The effects of long-term aging on microstructures and their influence on tensile and stress-rupture behavior of a corrosion resistant nickel-base superalloy are investigated. Samples are aged isothermally at 1073, 1123, or 1173 K for different times of up to 10,000 h and mechanical tests are performed on samples in both standard heat treatment (SHT) and aged conditions. Scanning electron microscopy (SEM) studies reveal that the coarsening kinetics of γ′ follows a linear law at different temperatures with the calculated activation energy, i.e., 255 kJ/mol, for γ′ growth according to Lifshitz-Slyozof-Wagner (LSW) theory.
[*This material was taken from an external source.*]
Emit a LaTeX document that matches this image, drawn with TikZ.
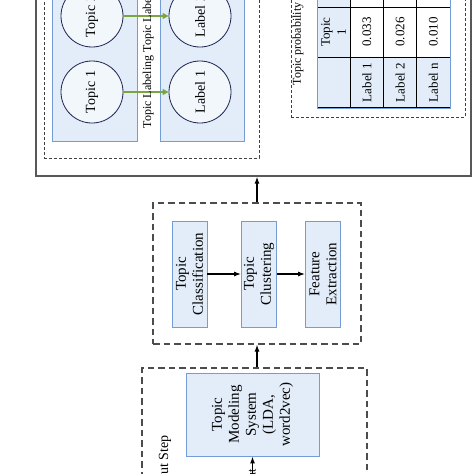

After long-term aging for more than 1 khours, σ phase appears in the alloy. The kinetics of σ formation can be described by the Johnson-Avrime-Mehl equation. Tensile experiments at room temperature and 1173 K and endurance experiments at 1173 K/274 MPa are performed to test the effect of σ phases on these properties and no remarkable harmful effect is found. γ′ coarsening can be used to explain the reduction of yield stress, which is tested by the Labusch-Schwarz hardening theory. Although the presence of the σ phase clearly does affect the fracture process, the σ phase does not embrittle the alloy.